Understanding Electrical Measurements
To discuss battery output, it is necessary to define the three core units of electricity: Volts, Amps, and Amp-Hours. Voltage (V) represents the electrical pressure that pushes the charge through a circuit. A standard car battery maintains a nominal voltage of 12 volts, though a fully charged battery measures around 12.6 volts. Amperage (A) is the measure of the electric current’s flow rate.
Amp-Hours (Ah) indicate the battery’s total storage capacity. For example, a 50Ah rating means the battery has the theoretical capacity to deliver 5 amps for 10 hours. While Amp-Hours measure total capacity, the actual current the battery can deliver is defined by two operational metrics.
Instantaneous Power vs. Sustained Capacity
Car battery output is defined by two industry-standard ratings: Cold Cranking Amps (CCA) and Reserve Capacity (RC). CCA measures the maximum instantaneous output, which is the high, momentary burst of current required to turn the engine’s starter motor. This rating specifies how many amps a 12-volt battery can deliver for 30 seconds at 0°F (-18°C) while maintaining 7.2 volts. CCA values typically range from 300 for small cars to over 1,000 for large trucks or diesel engines. This maximum capability is only needed for the few seconds required to start the engine.
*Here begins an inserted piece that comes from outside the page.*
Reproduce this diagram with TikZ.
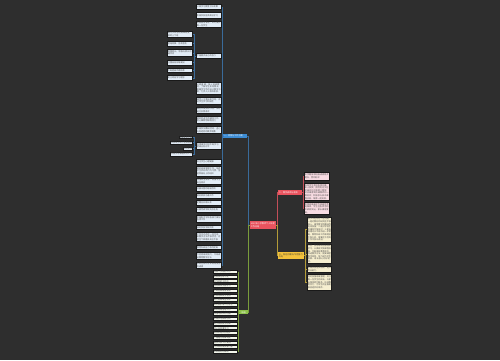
\documentclass[tikz,border=0pt]{standalone}
\usepackage{fontspec}
\setmainfont{Noto Sans CJK SC}
\XeTeXlinebreaklocale "zh"
\XeTeXlinebreakskip=0pt plus 0.5pt
\usetikzlibrary{positioning}
\definecolor{bgdark}{HTML}{2E2E2E}
\definecolor{bluefill}{HTML}{E2ECF6}
\definecolor{bluenode}{HTML}{3D8CD3}
\definecolor{rednode}{HTML}{E9535E}
\definecolor{pinkfill}{HTML}{F8DCE3}
\definecolor{yellownode}{HTML}{F4C23C}
\definecolor{yellowfill}{HTML}{F6EFD0}
\definecolor{greennode}{HTML}{8CC04A}
\definecolor{greenfill}{HTML}{F3F6EC}
\definecolor{wireblue}{HTML}{3A6B9A}
\definecolor{wirered}{HTML}{C24E58}
\definecolor{wireyellow}{HTML}{B39B38}
\definecolor{wiregreen}{HTML}{7A9C3C}

\begin{document}
\begin{tikzpicture}[x=1pt, y=-1pt,
    every node/.style={anchor=north west, inner xsep=0.6pt, inner ysep=0.3pt, align=left, font=\fontsize{2.1}{2.6}\selectfont},
    leafbox/.style={draw=black!90, line width=0.6pt, text=black!70},
    bluebox/.style={leafbox, fill=bluefill, text width=24.2pt},
    sidebox/.style={leafbox, fill=bluefill, anchor=north east},
    pinkbox/.style={leafbox, fill=pinkfill, text width=24.2pt},
    yellowbox/.style={leafbox, fill=yellowfill, text width=23.2pt},
    greenbox/.style={leafbox, fill=greenfill, text width=22.7pt, minimum height=3},
    topic/.style={draw=none, text=white},
    bwire/.style={draw=wireblue, line width=0.6pt},
    rwire/.style={draw=wirered, line width=0.6pt},
    ywire/.style={draw=wireyellow, line width=0.6pt},
    gwire/.style={draw=wiregreen, line width=0.6pt}
]
\fill[bgdark] (0,0) rectangle (500,360);

% centre and main branches
\node[topic, fill=rednode, text width=24.2pt, minimum height=8] (root) at (250,221) {2023年小学教师个人年度工作总结};
\node[topic, fill=bluenode, text width=22.8pt, minimum height=4.5] (blue) at (223,133.5) {一、思想与工作方面};
\node[topic, fill=rednode, text width=22.8pt, minimum height=5] (pink) at (278,189.5) {二、教学成绩与收获};
\node[topic, fill=yellownode, text=black!80, text width=24.8pt, minimum height=7] (yellow) at (278,252) {三、存在问题与今后努力方向};
\node[topic, fill=greennode, minimum width=9, minimum height=4] (green) at (239,310) {结语};

% blue branch
\node[bluebox, minimum height=4.7] (b1) at (196,4.3) {认真学习教育方针政策};
\node[bluebox, minimum height=5.2] (b2) at (196,12.3) {积极参加各类政治学习};
\node[bluebox, minimum height=5.8] (b3) at (196,20.7) {热爱教育事业，关心爱护每一位学生};
\node[bluebox, minimum height=5] (b4) at (196,53) {严格要求自己的言行};
\node[bluebox, minimum height=12.6] (b5) at (196,81.7) {认真备课，深入钻研教材，了解学生实际情况，根据学生特点设计教学方案，力求人人有所收获。};
\node[bluebox, minimum height=7.6] (b6) at (196,96.7) {课堂上注重启发引导，调动学生学习积极性};
\node[bluebox, minimum height=6] (b7) at (196,106.7) {课后认真批改作业，及时进行反馈讲评};
\node[bluebox, minimum height=7.6] (b8) at (196,115.7) {做好后进生的辅导工作，耐心细致地帮助他们};
\node[bluebox, minimum height=7] (b9) at (196,126.3) {积极参加教研活动，虚心向有经验的教师请教};
\node[bluebox, minimum height=7] (b10) at (196,142) {利用课余时间不断学习，提高业务水平};
\node[bluebox, minimum height=5] (b11) at (196,159) {关注学生心理健康};
\node[bluebox, minimum height=9.7] (b12) at (196,166) {做好班级管理工作，培养学生良好的行为习惯，营造积极向上的班风};
\node[bluebox, minimum height=5.7] (b13) at (196,178.3) {加强安全教育，增强学生安全意识};
\node[bluebox, minimum height=5] (b14) at (196,186) {开展丰富的班级活动};
\node[bluebox, minimum height=4.7] (b15) at (196,193.3) {做好家校沟通工作};
\node[bluebox, minimum height=4.7] (b16) at (196,200) {定期召开家长会};
\node[bluebox, minimum height=4.7] (b17) at (196,207.3) {认真完成学校交办任务};
\node[bluebox, minimum height=7.3] (b18) at (196,214.7) {积极配合学校各部门做好各项工作};
\node[bluebox, minimum height=4.6] (b19) at (196,224.7) {按时参加学校例会};
\node[bluebox, minimum height=9.6] (b20) at (196,231.7) {工作中也存在一些不足，如教学方法不够灵活，对学生个体差异关注不够};
\node[bluebox, minimum height=4.6] (b21) at (196,244.7) {教育科研能力有待提高};
\node[bluebox, minimum height=7.3] (b22) at (196,252) {今后将继续努力，不断改进教育教学方法};
\node[bluebox, minimum height=6.5] (b23) at (196,261.5) {争取在新的学年取得更好的成绩};

\node[bluebox, minimum height=5.7] (l1) at (167,31) {遵守学校各项规章制度，按时上下班};
\node[bluebox, minimum height=5] (l2) at (167,40.7) {团结同事，互帮互助};
\node[bluebox, minimum height=6.4] (l3) at (167,49.3) {尊重家长，积极与家长沟通交流};
\node[bluebox, minimum height=5.3] (l4) at (167,59.7) {注重自身形象建设};
\node[bluebox, minimum height=4.3] (l5) at (167,68) {不断提高师德修养};
\node[bluebox, minimum height=4.4] (l6) at (167,75.3) {树立终身学习理念};

\node[sidebox, minimum height=2.8] (m1) at (193,135.5) {阅读教育专著};
\node[sidebox, minimum height=3] (m2) at (193,140.5) {参加线上线下各类培训};
\node[sidebox, minimum height=3] (m3) at (193,146.5) {撰写反思};
\node[sidebox, minimum height=4.3] (m4) at (193,151.7) {积极参与课题研究工作};

% red branch
\node[pinkbox, minimum height=8] (p1) at (304,172) {本学期所带班级成绩稳步提升，受到好评};
\node[pinkbox, minimum height=17] (p2) at (304,183) {指导学生参加各类比赛，多人获奖；撰写的论文在区级评比中获得二等奖；公开课得到听课教师的一致好评；积极参与校本课程开发，取得一定成效。};
\node[pinkbox, minimum height=12] (p3) at (304,202) {所带班级被评为校级优秀班集体，学生在各项活动中表现突出，家长满意度高。};

% yellow branch
\node[yellowbox, minimum height=25] (y1) at (307,216.7) {教学中还存在一些问题：一是对教材的研究还不够深入，课堂教学的趣味性有待加强；二是对学困生的辅导不够及时；三是自身理论水平有待进一步提高，教育科研工作做得还不够扎实，需要在今后的工作中加以改进。};
\node[yellowbox, minimum height=19] (y2) at (307,244) {今后，我将继续加强理论学习，认真研究新课程标准，不断更新教育观念，改进教学方法，提高课堂教学效率，努力成为学生喜爱、家长放心的好老师。};
\node[yellowbox, minimum height=6] (y3) at (307,266) {积极参加各类培训，提升专业能力。};
\node[yellowbox, minimum height=16] (y4) at (307,274) {同时加强班级管理，关注每一位学生的成长，与家长保持密切联系，形成教育合力，为学生的全面发展创造良好条件。};

% green branch
\node[greenbox] (g1) at (213,270) {回顾一学期的工作};
\node[greenbox] (g2) at (213,274.7) {有收获也有不足};
\node[greenbox] (g3) at (213,279.4) {在今后的工作中};
\node[greenbox] (g4) at (213,284.1) {我将继续加强学习};
\node[greenbox] (g5) at (213,288.8) {不断提高自身素质};
\node[greenbox] (g6) at (213,293.5) {认真钻研教学业务};
\node[greenbox] (g7) at (213,298.2) {努力提高课堂效率};
\node[greenbox] (g8) at (213,302.9) {关心爱护每一位学生};
\node[greenbox] (g9) at (213,307.6) {做好班级管理工作};
\node[greenbox] (g10) at (213,312.3) {加强与家长的沟通};
\node[greenbox] (g11) at (213,317) {积极参与教研活动};
\node[greenbox] (g12) at (213,321.7) {勇于探索教学改革};
\node[greenbox] (g13) at (213,326.4) {虚心向同事学习};
\node[greenbox] (g14) at (213,331.1) {取长补短共同进步};
\node[greenbox] (g15) at (213,335.8) {严格遵守规章制度};
\node[greenbox] (g16) at (213,340.5) {服从学校工作安排};
\node[greenbox] (g17) at (213,345.2) {为学校发展贡献力量};
\node[greenbox] (g18) at (213,349.9) {争取更好的成绩};

% connectors
\draw[bwire] (root.west) -- ++(-2,0) |- (blue.east);
\draw[gwire] (root.west) -- ++(-2,0) |- (green.east);
\draw[rwire] (root.east) -- ++(1.5,0) |- (pink.west);
\draw[ywire] (root.east) -- ++(1.5,0) |- (yellow.west);

\draw[bwire] (blue.west) -- ++(-0.6,0) |- (b1.east);
\draw[bwire] (blue.west) -- ++(-0.6,0) |- (b2.east);
\draw[bwire] (blue.west) -- ++(-0.6,0) |- (b3.east);
\draw[bwire] (blue.west) -- ++(-0.6,0) |- (b4.east);
\draw[bwire] (blue.west) -- ++(-0.6,0) |- (b5.east);
\draw[bwire] (blue.west) -- ++(-0.6,0) |- (b6.east);
\draw[bwire] (blue.west) -- ++(-0.6,0) |- (b7.east);
\draw[bwire] (blue.west) -- ++(-0.6,0) |- (b8.east);
\draw[bwire] (blue.west) -- ++(-0.6,0) |- (b9.east);
\draw[bwire] (blue.west) -- ++(-0.6,0) |- (b10.east);
\draw[bwire] (blue.west) -- ++(-0.6,0) |- (b11.east);
\draw[bwire] (blue.west) -- ++(-0.6,0) |- (b12.east);
\draw[bwire] (blue.west) -- ++(-0.6,0) |- (b13.east);
\draw[bwire] (blue.west) -- ++(-0.6,0) |- (b14.east);
\draw[bwire] (blue.west) -- ++(-0.6,0) |- (b15.east);
\draw[bwire] (blue.west) -- ++(-0.6,0) |- (b16.east);
\draw[bwire] (blue.west) -- ++(-0.6,0) |- (b17.east);
\draw[bwire] (blue.west) -- ++(-0.6,0) |- (b18.east);
\draw[bwire] (blue.west) -- ++(-0.6,0) |- (b19.east);
\draw[bwire] (blue.west) -- ++(-0.6,0) |- (b20.east);
\draw[bwire] (blue.west) -- ++(-0.6,0) |- (b21.east);
\draw[bwire] (blue.west) -- ++(-0.6,0) |- (b22.east);
\draw[bwire] (blue.west) -- ++(-0.6,0) |- (b23.east);

\draw[bwire] (b4.west) -- ++(-1.3,0) |- (l1.east);
\draw[bwire] (b4.west) -- ++(-1.3,0) |- (l2.east);
\draw[bwire] (b4.west) -- ++(-1.3,0) |- (l3.east);
\draw[bwire] (b4.west) -- ++(-1.3,0) |- (l4.east);
\draw[bwire] (b4.west) -- ++(-1.3,0) |- (l5.east);
\draw[bwire] (b4.west) -- ++(-1.3,0) |- (l6.east);

\draw[bwire] (b10.west) -- ++(-1.3,0) |- (m1.east);
\draw[bwire] (b10.west) -- ++(-1.3,0) |- (m2.east);
\draw[bwire] (b10.west) -- ++(-1.3,0) |- (m3.east);
\draw[bwire] (b10.west) -- ++(-1.3,0) |- (m4.east);

\draw[rwire] (pink.east) -- ++(1,0) |- (p1.west);
\draw[rwire] (pink.east) -- ++(1,0) |- (p2.west);
\draw[rwire] (pink.east) -- ++(1,0) |- (p3.west);

\draw[ywire] (yellow.east) -- ++(1.2,0) |- (y1.west);
\draw[ywire] (yellow.east) -- ++(1.2,0) |- (y2.west);
\draw[ywire] (yellow.east) -- ++(1.2,0) |- (y3.west);
\draw[ywire] (yellow.east) -- ++(1.2,0) |- (y4.west);

\draw[gwire] (green.west) -- ++(-0.8,0) |- (g1.east);
\draw[gwire] (green.west) -- ++(-0.8,0) |- (g2.east);
\draw[gwire] (green.west) -- ++(-0.8,0) |- (g3.east);
\draw[gwire] (green.west) -- ++(-0.8,0) |- (g4.east);
\draw[gwire] (green.west) -- ++(-0.8,0) |- (g5.east);
\draw[gwire] (green.west) -- ++(-0.8,0) |- (g6.east);
\draw[gwire] (green.west) -- ++(-0.8,0) |- (g7.east);
\draw[gwire] (green.west) -- ++(-0.8,0) |- (g8.east);
\draw[gwire] (green.west) -- ++(-0.8,0) |- (g9.east);
\draw[gwire] (green.west) -- ++(-0.8,0) |- (g10.east);
\draw[gwire] (green.west) -- ++(-0.8,0) |- (g11.east);
\draw[gwire] (green.west) -- ++(-0.8,0) |- (g12.east);
\draw[gwire] (green.west) -- ++(-0.8,0) |- (g13.east);
\draw[gwire] (green.west) -- ++(-0.8,0) |- (g14.east);
\draw[gwire] (green.west) -- ++(-0.8,0) |- (g15.east);
\draw[gwire] (green.west) -- ++(-0.8,0) |- (g16.east);
\draw[gwire] (green.west) -- ++(-0.8,0) |- (g17.east);
\draw[gwire] (green.west) -- ++(-0.8,0) |- (g18.east);

\end{tikzpicture}
\end{document}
Reserve Capacity (RC) measures the battery’s ability to provide a lower, sustained current over a longer duration. The RC rating is the number of minutes a fully charged battery can continuously supply 25 amps of current at a temperature of 80°F (27°C) before its voltage drops below 10.5 volts. This metric is a measure of the battery’s endurance, providing an estimate of how long the vehicle could run essential accessories if the alternator failed. Common RC ratings fall between 90 and 120 minutes.
How the Vehicle Dictates Current Draw
The car’s electrical components, known as the load, determine how much current is drawn, not the battery itself. The battery acts as the voltage source, supplying the necessary pressure, but the current flow is regulated by the resistance in the circuit. This relationship is governed by Ohm’s Law, which explains that the current (amps) flowing through a circuit is inversely proportional to the resistance of the components. The battery will supply whatever current the component demands, up to the battery’s maximum capability.
The starter motor, which requires immense power to overcome the mechanical resistance of a cold engine, is the single largest current draw in the vehicle, demanding hundreds of amps instantly. Once the engine is running, the current draw drops dramatically to a much lower level, powering accessories like the radio, headlights, and onboard computers. Even when the car is completely off, a small amount of current, known as parasitic draw, is needed to maintain memory settings and security systems, usually between 20 and 50 milliamps (0.02 to 0.05 amps).
Reading and Interpreting Battery Labels
When replacing a car battery, the label prominently displays the Cold Cranking Amps (CCA) and Reserve Capacity (RC) ratings. The CCA figure should meet or exceed the number specified in the vehicle’s owner’s manual to ensure reliable starting power, especially in colder climates. Choosing a battery with a higher CCA rating than required provides a greater margin of safety as the battery ages.
The Reserve Capacity, listed in minutes, indicates the battery’s sustained endurance. A higher RC rating is beneficial for vehicles equipped with many electronic accessories, such as infotainment systems. The label also includes the Group Size, a standardized code dictating the battery’s physical dimensions, terminal type, and placement. This Group Size must be matched precisely for the battery to fit securely.